As a dialogue and exchange forum, it would perhaps be better labelled as an attempt to facilitate or support a global citizens’ movement, and not pretend to be one itself.

These were only two of several hundred events at the WSF. There was much more, and more diverse stuff happening in those four days. An attempt was made to bring some of these together in ‘convergence assemblies’, one of which saw a declaration of solidarity with the attempts of the revolutionary new government in Greece to challenge the hegemony of capitalism. There was also reportedly greater convergence of the struggles against corporate impunity and those for climate justice.

 A new process was initiated to continue the dialogue, build coherence, and rescue the Internet from corporate and state control, called the Internet Social Forum. Hundreds of old collaborations must have been renewed or strengthened, hundreds of new ones forged, electric currents of change must have passed through these and other nodes to thousands of people.

But does all this add up to the making of ‘another world’? No one can say for sure what will trigger global change towards sustainability and equity. But if drops make an ocean, if the ripples of a pebble thrown into a vast lake can touch, even if invisibly, the far shore, if the fluttering of a butterfly can cause a storm at the other end of the earth, then who is to say that such gatherings are not part of what makes global change possible?

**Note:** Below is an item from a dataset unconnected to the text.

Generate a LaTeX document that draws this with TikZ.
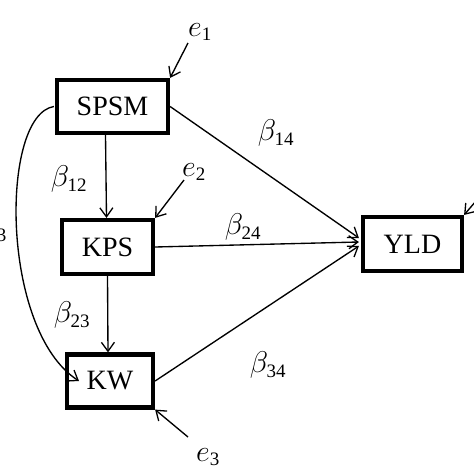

For me, being able to interact with a diversity of activists, practitioners and thinkers on the issue of radical well-being alternatives, expanded my horizons and strengthened my resolve to contribute what I can towards transformation. My interactions with some of Tunisia’s youth reinforced my hope that there are revolutionary elements in the generations taking over from us.

I am sure that such learning, hope, and excitement would have been the experience of many more thousands of people coming to the WSF, and that they in turn can transmit this energy to many millions more, as part of the ripples of change.